As you can see, the speed is parameterized, and depending on your PC configuration, you can find better parameters that beat my high score. I encourage you to do that! This is because the code is very dependent on the speed of image processing and it may vary from system to system.

Here’s the peek of the one run. How it looks like when the bot is actually running.

In order not to be unfounded, here is the leaderboard screenshot. I need to mention that in this particular game, score at all levels of difficulty goes to the leaderboard, so you needn’t play “Hard”. “Easy” level is just fine (btw when you reach 100 pressed button, you can’t tell that it’s easy anymore)

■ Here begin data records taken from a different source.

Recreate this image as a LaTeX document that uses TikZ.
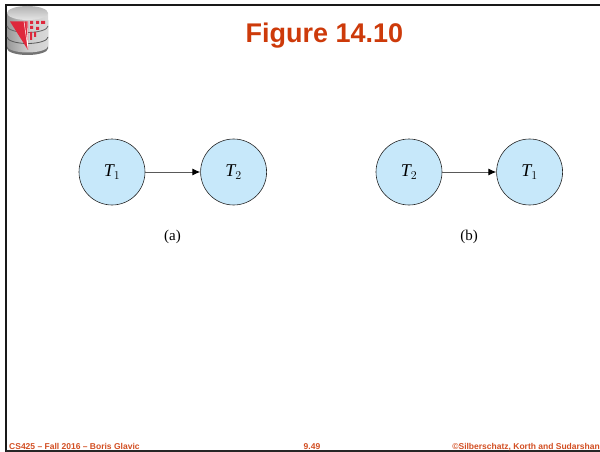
\documentclass[tikz,border=0pt]{standalone}
\usepackage{amsmath}
\usepackage{fontspec}
\setmainfont{Liberation Sans}
\newfontfamily\bookfont{Liberation Serif}
\usetikzlibrary{positioning,arrows.meta}
\definecolor{slidered}{RGB}{205,58,10}
\definecolor{nodeblue}{RGB}{199,232,250}
\definecolor{logored}{RGB}{222,40,60}

\begin{document}
\begin{tikzpicture}[x=1pt, y=-1pt,
  txn/.style={circle, draw=black!85, fill=nodeblue, line width=0.6pt, minimum size=66pt, inner sep=0pt, font=\bookfont\itshape\fontsize{18}{18}\selectfont},
  sublabel/.style={font=\bookfont\fontsize{15}{15}\selectfont},
  foot/.style={font=\bfseries\fontsize{8.5}{8.5}\selectfont, text=slidered!90!white, inner sep=0pt},
  conflict/.style={line width=1pt, black!65, -{Latex[length=8pt,width=7pt,black]}}]
\useasboundingbox (0,0) rectangle (600,452);

% slide frame
\draw[line width=2pt, black!90] (5.5,452) -- (5.5,5) -- (600,5);
\draw[line width=1.2pt, black!85] (5.5,451) -- (600,451);

% logo
\fill[black!55] (7,20) -- (7,48.5) arc[start angle=180, end angle=360, x radius=20.5, y radius=-6.5] -- (48,20) -- cycle;
\shade[left color=black!40, right color=black!15, middle color=black!20] (7,13) -- (7,46) arc[start angle=180, end angle=360, x radius=20.5, y radius=-6.5] -- (48,13) -- cycle;
\shade[top color=black!30, bottom color=black!10] (27.5,13) ellipse[x radius=20.5, y radius=7];
\draw[line width=0.8pt, black!60] (7,26) arc[start angle=180, end angle=360, x radius=20.5, y radius=-6.5];
\draw[line width=0.8pt, black!65] (7,37) arc[start angle=180, end angle=360, x radius=20.5, y radius=-6.5];
\fill[logored] (10,21.5) -- (28,21.5) -- (28,50) -- cycle;
\draw[white, line width=0.5pt] (28,49) -- (24,21.5) (28,49) -- (27,21.5);
\fill[logored] (30,21) rectangle (33,24) (36,21) rectangle (39,24) (41,21) rectangle (45,24)
  (30,26) rectangle (33,29) (36,27) rectangle (39,30) (30,32) rectangle (32,40) (34,32) rectangle (36,37);

% title
\node[font=\bfseries\fontsize{27}{27}\selectfont, text=slidered, inner sep=0pt, anchor=base] (title) at (324.5,43) {Figure 14.10};

% schedule a
\node[txn] (t1a) at (112,172) {T$_1$};
\node[txn, right=55pt of t1a] (t2a) {T$_2$};
\node[sublabel] (capa) at (172.5,237) {(a)};
\draw[conflict] (t1a) -- (t2a);

% schedule b
\node[txn] (t2b) at (409,172) {T$_2$};
\node[txn, right=54pt of t2b] (t1b) {T$_1$};
\node[sublabel] (capb) at (469,237) {(b)};
\draw[conflict] (t2b) -- (t1b);

% footer
\node[foot, anchor=base west] (footl) at (9,449) {CS425 – Fall 2016 – Boris Glavic};
\node[foot, anchor=base] (footm) at (312,449) {9.49};
\node[foot, anchor=base east] (footr) at (600,449) {©Silberschatz, Korth and Sudarshan};
\end{tikzpicture}
\end{document}
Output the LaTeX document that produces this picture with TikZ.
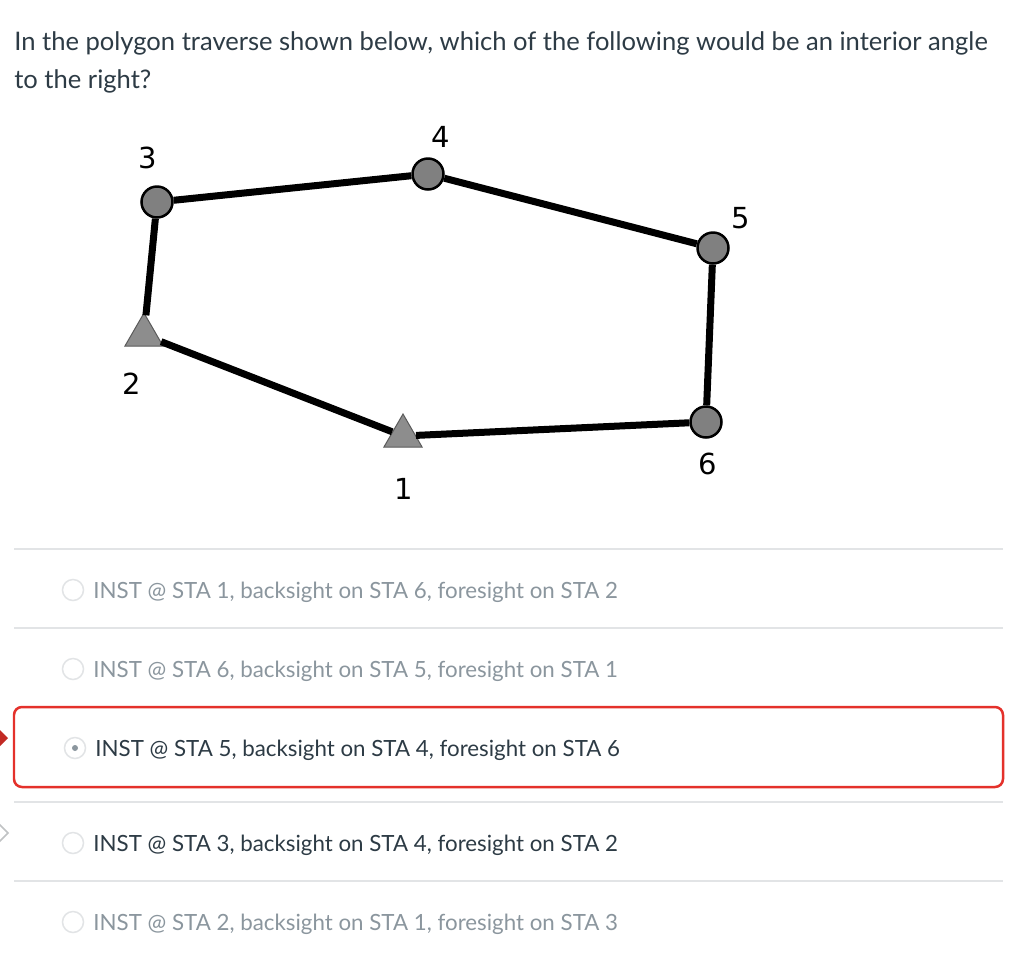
\documentclass[tikz,border=0pt]{standalone}
\usepackage{fontspec}
\setmainfont{Lato}
\newfontfamily\numfont{DejaVu Sans}
\usetikzlibrary{shapes.geometric}
\definecolor{textdark}{HTML}{2D3B45}
\definecolor{textgray}{HTML}{8B969E}
\definecolor{rulegray}{HTML}{E2E4E6}
\definecolor{markred}{HTML}{E4312B}
\definecolor{stagray}{HTML}{808080}

\begin{document}
\begin{tikzpicture}[
    x=0.02cm,
    y=-0.02cm,
    station/.style={
        circle,
        inner sep=0pt,
        minimum size=0.62cm,
        fill=stagray,
        draw=black,
        line width=0.05cm,
    },
    setup/.style={
        regular polygon,
        regular polygon sides=3,
        inner sep=0pt,
        minimum size=0.88cm,
        fill=stagray!90!white,
        draw=stagray!70!black,
        line width=0.02cm,
    },
    leg/.style={
        line width=0.14cm,
    },
    stalabel/.style={
        font=\numfont\fontsize{16.5}{18}\selectfont,
    },
    choice/.style={
        anchor=base west,
        inner sep=0pt,
        font=\fontsize{12.7}{14}\selectfont,
    },
    radio/.style={
        circle,
        inner sep=0pt,
        minimum size=0.42cm,
        draw=rulegray,
        line width=0.03cm,
    },
]
    \useasboundingbox[fill=white] (0,0) rectangle (1024,954);

    % question
    \node[anchor=base west,inner sep=0pt,text=textdark,font=\fontsize{14.55}{16}\selectfont] (q1) at (14,50)
        {In the polygon traverse shown below, which of the following would be an interior angle};
    \node[anchor=base west,inner sep=0pt,text=textdark,font=\fontsize{14.55}{16}\selectfont] (q2) at (14,88)
        {to the right?};

    % traverse
    \node[setup] (s1) at (403,436) {};
    \node[setup] (s2) at (144,335) {};
    \node[station] (s3) at (157,202) {};
    \node[station] (s4) at (428,174) {};
    \node[station] (s5) at (713,248) {};
    \node[station] (s6) at (706,422) {};

    \foreach \a/\b in {1/2,2/3,3/4,4/5,5/6,6/1} {
        \draw[leg] (s\a) -- (s\b);
    }

    \node[stalabel] (l1) at (404,489) {1};
    \node[stalabel] (l2) at (132,384) {2};
    \node[stalabel] (l3) at (148,158) {3};
    \node[stalabel] (l4) at (441,137) {4};
    \node[stalabel] (l5) at (741,218) {5};
    \node[stalabel] (l6) at (708,464) {6};

    % separators
    \foreach \y in {549,628,802,881} {
        \draw[rulegray,line width=0.03cm] (14,\y) -- (1003,\y);
    }

    % selected answer
    \draw[markred,line width=0.05cm,rounded corners=0.16cm] (14,707) rectangle (1003,787);
    \fill[markred!85!black] (-4,726) -- (8,738) -- (-4,750) -- (-16,738) -- cycle;
    \draw[rulegray!85!black,fill=white,line width=0.03cm] (-4,821) -- (8,833) -- (-4,845) -- (-16,833) -- cycle;

    % answers
    \foreach \txt/\x/\y/\col [count=\i] in {
        {INST @ STA 1, backsight on STA 6, foresight on STA 2}/73/590/textgray,
        {INST @ STA 6, backsight on STA 5, foresight on STA 1}/73/669/textgray,
        {INST @ STA 5, backsight on STA 4, foresight on STA 6}/75/748/textdark,
        {INST @ STA 3, backsight on STA 4, foresight on STA 2}/73/843/textdark,
        {INST @ STA 2, backsight on STA 1, foresight on STA 3}/73/922/textgray} {
        \node[radio] (r\i) at (\x,\y) {};
        \node[choice,text=\col] (a\i) at (\x+20,\y+8) {\txt};
    }
    \fill[textgray] (r3) circle (0.06cm);
\end{tikzpicture}
\end{document}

The code of the project is available at Github . It would be great to create an extensive library of Hacked Addicting Games and keep all of these algorithms there. So you are invited to create the pull requests!

Acknowledgments

This video inspired this project:

Here the author beats the leaderboard of the Kick Ya Chop game, it has similarities with Don’t Touch the Red, but also, there’s a big difference. In Kick Ya Chop, the player decides on the speed of the game. The faster the human/bot clicks faster the tree is falling. In Don’t Touch the Red, the game decides on the speed of upcoming buttons.